Lighten Up Your Perfectionism

We all want to be perfect. We are told from a young age that “practice makes perfect”. So we grow up believing that if we try hard enough and practice enough times we should be successful in what we set out to do.

Well, reality sets in that we are not perfect. No matter how hard we try the results are not always “perfect”. So then we start doubting ourselves. We feel like failures. After all, there are winners or there are losers. How you play the game doesn’t seem to matter much anymore.

In this strive for perfectionism it’s hard to laugh at ourselves for being human. We’ve become obsessed about:

  • always wanting our homes to be “magazine perfect”
  • always sending the “perfect” thank-you note and sending it on time
  • always cooking the gourmet meal even when our family prefers the boxed mac & cheese
  • always responding to that email, twitter or facebook post right away even when there are more important things to do

These are just some of the things our perfectionism causes us to think “failure” instead of laughing at our human imperfections.

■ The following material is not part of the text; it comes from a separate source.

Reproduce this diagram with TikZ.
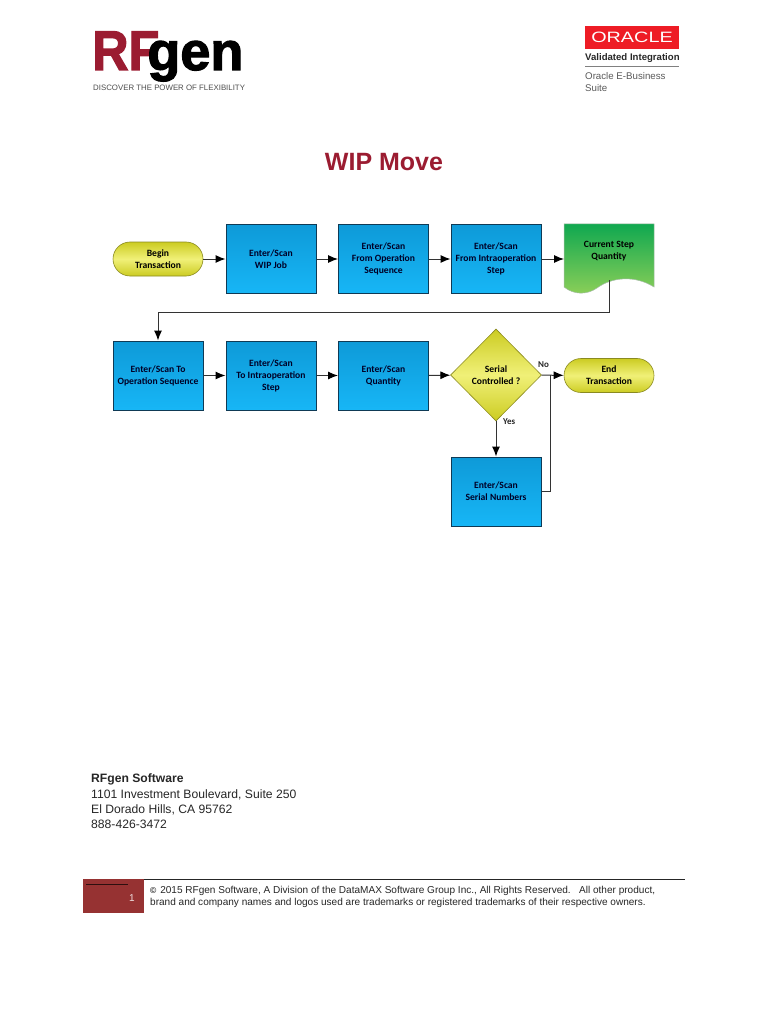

Perfectionism is the striving to reach a destination that doesn’t exist. So why even try to go there. Lighten up on yourself and start enjoying the journey. The journey should consist of:

  • Sending the thank-you note on a plain piece of paper if necessary.
  • Setting a timer and work a little each day at decluttering. Enjoy the process.
  • Reply to that email 2 weeks, even 2 months later. Apologize and move on.
  • If it’s something that needs a timely response (email, phone call, etc.) just respond the best you can. Don’t worry about what the person on the other end might think, that’s their problem.

We worry too much about making ourselves look “perfect” in other people’s eyes. If they expect us to be perfect then they have a BIG problem. If we didn’t worry so much about what others think then we just might enjoy life more. We could learn to laugh at our faults. Once we learn to laugh at ourselves we can come up with clever ways to compensate for those “imperfections”. Compensating doesn’t mean we are working to eliminate our faults. It means accepting our imperfections and working around them to achieve our goals. We will work at being the best we can be and that will be good enough.